-- START --

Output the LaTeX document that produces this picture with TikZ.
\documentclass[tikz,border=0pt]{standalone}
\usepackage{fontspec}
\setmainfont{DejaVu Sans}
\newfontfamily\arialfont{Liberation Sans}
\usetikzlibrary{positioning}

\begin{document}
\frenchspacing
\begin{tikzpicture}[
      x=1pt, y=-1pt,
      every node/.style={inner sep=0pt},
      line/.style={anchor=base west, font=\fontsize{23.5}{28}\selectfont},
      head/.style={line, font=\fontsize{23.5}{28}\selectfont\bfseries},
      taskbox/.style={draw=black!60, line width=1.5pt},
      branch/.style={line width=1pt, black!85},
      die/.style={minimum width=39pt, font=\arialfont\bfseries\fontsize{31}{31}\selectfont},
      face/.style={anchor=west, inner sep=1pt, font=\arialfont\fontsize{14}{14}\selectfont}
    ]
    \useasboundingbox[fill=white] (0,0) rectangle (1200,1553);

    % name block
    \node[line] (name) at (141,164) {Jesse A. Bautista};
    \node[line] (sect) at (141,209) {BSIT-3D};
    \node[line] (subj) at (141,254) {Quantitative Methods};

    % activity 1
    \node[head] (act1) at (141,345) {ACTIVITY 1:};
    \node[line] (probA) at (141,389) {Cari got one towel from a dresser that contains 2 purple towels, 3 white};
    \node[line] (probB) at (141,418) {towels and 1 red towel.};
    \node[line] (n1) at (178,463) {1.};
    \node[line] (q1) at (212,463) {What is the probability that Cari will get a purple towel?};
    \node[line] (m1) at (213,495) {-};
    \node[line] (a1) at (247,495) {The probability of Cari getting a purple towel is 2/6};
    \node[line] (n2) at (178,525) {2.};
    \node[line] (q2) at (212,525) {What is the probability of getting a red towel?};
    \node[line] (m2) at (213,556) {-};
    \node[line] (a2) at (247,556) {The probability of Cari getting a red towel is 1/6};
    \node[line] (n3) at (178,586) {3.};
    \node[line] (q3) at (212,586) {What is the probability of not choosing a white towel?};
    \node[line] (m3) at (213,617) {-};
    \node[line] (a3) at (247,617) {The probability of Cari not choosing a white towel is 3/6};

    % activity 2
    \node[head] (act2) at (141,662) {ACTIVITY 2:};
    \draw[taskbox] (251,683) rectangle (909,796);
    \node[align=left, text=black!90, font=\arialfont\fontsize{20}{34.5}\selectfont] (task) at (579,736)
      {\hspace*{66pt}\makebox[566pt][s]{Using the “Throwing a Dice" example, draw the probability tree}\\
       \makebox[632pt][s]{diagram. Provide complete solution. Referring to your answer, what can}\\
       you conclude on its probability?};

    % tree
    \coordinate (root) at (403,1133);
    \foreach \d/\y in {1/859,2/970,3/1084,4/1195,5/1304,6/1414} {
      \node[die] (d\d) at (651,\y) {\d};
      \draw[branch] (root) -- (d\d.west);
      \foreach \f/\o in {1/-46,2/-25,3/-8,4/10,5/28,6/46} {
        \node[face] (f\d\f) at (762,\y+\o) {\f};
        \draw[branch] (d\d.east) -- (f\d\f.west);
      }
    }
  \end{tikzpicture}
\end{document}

-- END --

* [What you have to do]:
Go through the material and select each line with the string "that" in it.

* [Finished task]:
Output the LaTeX document that produces this picture with TikZ.
    \node[line] (probA) at (141,389) {Cari got one towel from a dresser that contains 2 purple towels, 3 white};
    \node[line] (q1) at (212,463) {What is the probability that Cari will get a purple towel?};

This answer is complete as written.